> **Stated exercise**: Write the lines out exactly as they stand, from the one containing "Emit a Python" through the one containing "plt.rcParams['font.family'] = ['Open", and only those. Omit pictures.

# START OF Input records

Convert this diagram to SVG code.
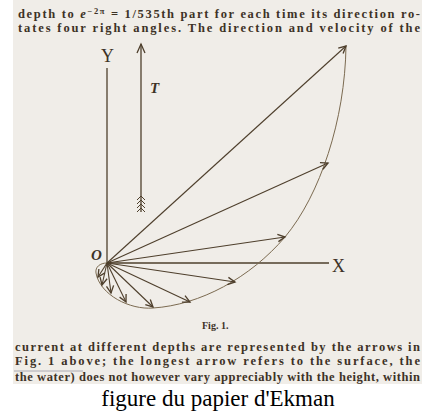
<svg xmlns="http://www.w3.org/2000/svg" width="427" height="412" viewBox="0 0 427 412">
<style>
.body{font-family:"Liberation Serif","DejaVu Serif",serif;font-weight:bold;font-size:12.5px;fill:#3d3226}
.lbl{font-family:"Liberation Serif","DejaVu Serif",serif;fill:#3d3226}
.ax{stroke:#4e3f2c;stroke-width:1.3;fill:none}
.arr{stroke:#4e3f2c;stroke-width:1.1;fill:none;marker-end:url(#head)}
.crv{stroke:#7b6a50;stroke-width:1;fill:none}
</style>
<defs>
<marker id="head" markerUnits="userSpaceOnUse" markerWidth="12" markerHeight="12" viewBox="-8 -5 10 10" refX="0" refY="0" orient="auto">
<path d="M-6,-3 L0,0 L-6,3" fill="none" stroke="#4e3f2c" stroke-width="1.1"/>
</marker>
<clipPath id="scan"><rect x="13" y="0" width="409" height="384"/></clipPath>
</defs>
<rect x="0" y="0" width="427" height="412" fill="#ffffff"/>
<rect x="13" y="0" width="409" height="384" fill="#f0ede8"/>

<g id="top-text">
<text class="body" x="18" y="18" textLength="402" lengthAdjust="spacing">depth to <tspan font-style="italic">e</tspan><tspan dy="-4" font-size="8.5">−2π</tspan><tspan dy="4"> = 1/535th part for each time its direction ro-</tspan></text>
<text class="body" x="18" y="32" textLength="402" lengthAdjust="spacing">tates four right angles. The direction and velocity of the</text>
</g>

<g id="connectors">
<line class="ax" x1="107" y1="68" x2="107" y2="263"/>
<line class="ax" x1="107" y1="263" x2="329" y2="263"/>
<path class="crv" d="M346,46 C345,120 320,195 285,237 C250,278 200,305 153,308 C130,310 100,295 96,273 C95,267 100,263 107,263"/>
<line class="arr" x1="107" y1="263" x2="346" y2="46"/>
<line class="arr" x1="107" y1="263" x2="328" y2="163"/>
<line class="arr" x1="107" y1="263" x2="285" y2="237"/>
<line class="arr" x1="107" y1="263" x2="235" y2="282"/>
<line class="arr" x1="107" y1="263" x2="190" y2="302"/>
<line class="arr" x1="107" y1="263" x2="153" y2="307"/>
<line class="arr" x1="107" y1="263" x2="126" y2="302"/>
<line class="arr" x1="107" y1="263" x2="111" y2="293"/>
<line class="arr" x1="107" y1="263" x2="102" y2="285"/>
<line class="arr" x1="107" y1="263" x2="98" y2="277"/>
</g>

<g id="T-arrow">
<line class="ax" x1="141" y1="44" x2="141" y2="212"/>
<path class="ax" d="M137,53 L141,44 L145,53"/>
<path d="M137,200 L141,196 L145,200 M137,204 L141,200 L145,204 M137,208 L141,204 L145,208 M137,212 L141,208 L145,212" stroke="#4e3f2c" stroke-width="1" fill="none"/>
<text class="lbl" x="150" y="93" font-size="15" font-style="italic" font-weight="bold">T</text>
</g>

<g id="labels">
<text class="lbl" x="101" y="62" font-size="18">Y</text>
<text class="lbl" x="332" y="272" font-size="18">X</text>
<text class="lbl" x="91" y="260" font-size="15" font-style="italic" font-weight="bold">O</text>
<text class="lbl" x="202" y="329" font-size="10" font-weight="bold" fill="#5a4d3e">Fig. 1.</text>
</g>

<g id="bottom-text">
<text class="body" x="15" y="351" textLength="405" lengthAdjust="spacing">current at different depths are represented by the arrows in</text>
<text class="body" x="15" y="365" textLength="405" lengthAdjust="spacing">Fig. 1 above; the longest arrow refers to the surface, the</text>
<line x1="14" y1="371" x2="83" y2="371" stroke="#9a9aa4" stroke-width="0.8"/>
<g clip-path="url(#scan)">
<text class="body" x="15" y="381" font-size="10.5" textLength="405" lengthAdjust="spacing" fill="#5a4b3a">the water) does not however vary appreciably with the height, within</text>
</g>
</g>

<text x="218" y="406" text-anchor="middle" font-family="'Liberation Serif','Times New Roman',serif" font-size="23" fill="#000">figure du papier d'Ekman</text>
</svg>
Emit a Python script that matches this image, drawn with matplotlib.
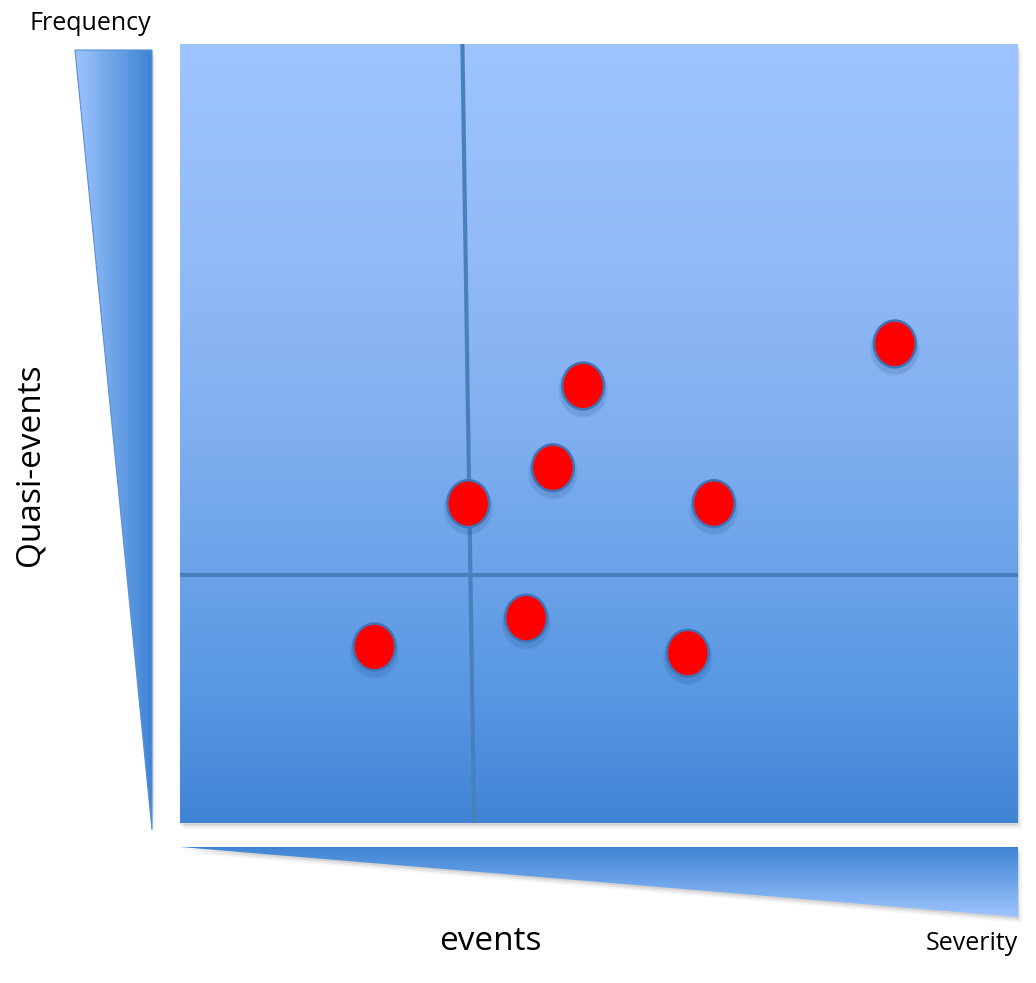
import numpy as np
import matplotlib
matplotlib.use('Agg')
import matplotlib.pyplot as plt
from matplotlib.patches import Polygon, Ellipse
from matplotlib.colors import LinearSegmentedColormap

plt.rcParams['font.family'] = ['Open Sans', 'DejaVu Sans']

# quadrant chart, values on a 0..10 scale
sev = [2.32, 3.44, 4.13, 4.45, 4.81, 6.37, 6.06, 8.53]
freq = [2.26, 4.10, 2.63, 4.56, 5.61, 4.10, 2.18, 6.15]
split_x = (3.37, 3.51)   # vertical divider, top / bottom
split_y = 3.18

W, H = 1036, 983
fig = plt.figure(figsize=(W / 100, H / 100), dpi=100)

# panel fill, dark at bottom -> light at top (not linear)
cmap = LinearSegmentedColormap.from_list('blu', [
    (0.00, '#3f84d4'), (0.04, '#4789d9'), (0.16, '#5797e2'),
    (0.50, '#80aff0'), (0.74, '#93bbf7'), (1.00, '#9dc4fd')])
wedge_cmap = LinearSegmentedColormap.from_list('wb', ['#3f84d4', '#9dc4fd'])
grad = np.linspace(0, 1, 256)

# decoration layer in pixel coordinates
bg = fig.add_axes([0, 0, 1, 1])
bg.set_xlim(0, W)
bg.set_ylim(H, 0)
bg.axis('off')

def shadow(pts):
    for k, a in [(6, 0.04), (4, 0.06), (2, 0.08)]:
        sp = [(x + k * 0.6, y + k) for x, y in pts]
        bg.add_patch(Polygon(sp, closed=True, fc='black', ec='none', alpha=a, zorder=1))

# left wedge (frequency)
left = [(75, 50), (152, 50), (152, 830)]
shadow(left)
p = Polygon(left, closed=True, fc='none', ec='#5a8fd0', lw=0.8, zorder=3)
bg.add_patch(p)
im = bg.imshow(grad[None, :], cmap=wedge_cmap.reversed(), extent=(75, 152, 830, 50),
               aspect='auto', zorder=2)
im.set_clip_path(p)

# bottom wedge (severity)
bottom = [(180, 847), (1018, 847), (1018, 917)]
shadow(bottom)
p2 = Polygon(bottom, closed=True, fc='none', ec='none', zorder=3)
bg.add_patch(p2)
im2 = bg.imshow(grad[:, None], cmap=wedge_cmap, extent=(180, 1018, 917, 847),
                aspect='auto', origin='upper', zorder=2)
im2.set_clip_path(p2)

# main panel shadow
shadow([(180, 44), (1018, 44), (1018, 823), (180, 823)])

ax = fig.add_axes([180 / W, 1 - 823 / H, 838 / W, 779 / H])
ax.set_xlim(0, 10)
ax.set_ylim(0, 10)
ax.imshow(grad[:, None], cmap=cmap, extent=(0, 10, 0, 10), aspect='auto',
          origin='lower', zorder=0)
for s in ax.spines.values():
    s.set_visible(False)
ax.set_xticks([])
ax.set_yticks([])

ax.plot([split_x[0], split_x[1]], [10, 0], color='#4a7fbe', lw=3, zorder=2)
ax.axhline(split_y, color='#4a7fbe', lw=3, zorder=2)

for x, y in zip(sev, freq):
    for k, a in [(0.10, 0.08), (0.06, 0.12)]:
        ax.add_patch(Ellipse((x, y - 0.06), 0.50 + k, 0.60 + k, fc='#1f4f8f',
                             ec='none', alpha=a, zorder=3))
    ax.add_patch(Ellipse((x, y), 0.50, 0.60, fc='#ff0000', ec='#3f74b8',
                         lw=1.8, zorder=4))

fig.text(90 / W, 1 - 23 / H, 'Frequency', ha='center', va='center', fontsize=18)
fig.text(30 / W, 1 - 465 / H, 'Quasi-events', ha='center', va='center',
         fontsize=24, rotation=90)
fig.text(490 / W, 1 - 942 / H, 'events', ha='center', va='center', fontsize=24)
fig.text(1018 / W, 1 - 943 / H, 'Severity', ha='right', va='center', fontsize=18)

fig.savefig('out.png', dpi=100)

# END OF Input records

> **The output**:
Emit a Python script that matches this image, drawn with matplotlib.
import numpy as np
import matplotlib
matplotlib.use('Agg')
import matplotlib.pyplot as plt
from matplotlib.patches import Polygon, Ellipse
from matplotlib.colors import LinearSegmentedColormap

plt.rcParams['font.family'] = ['Open Sans', 'DejaVu Sans']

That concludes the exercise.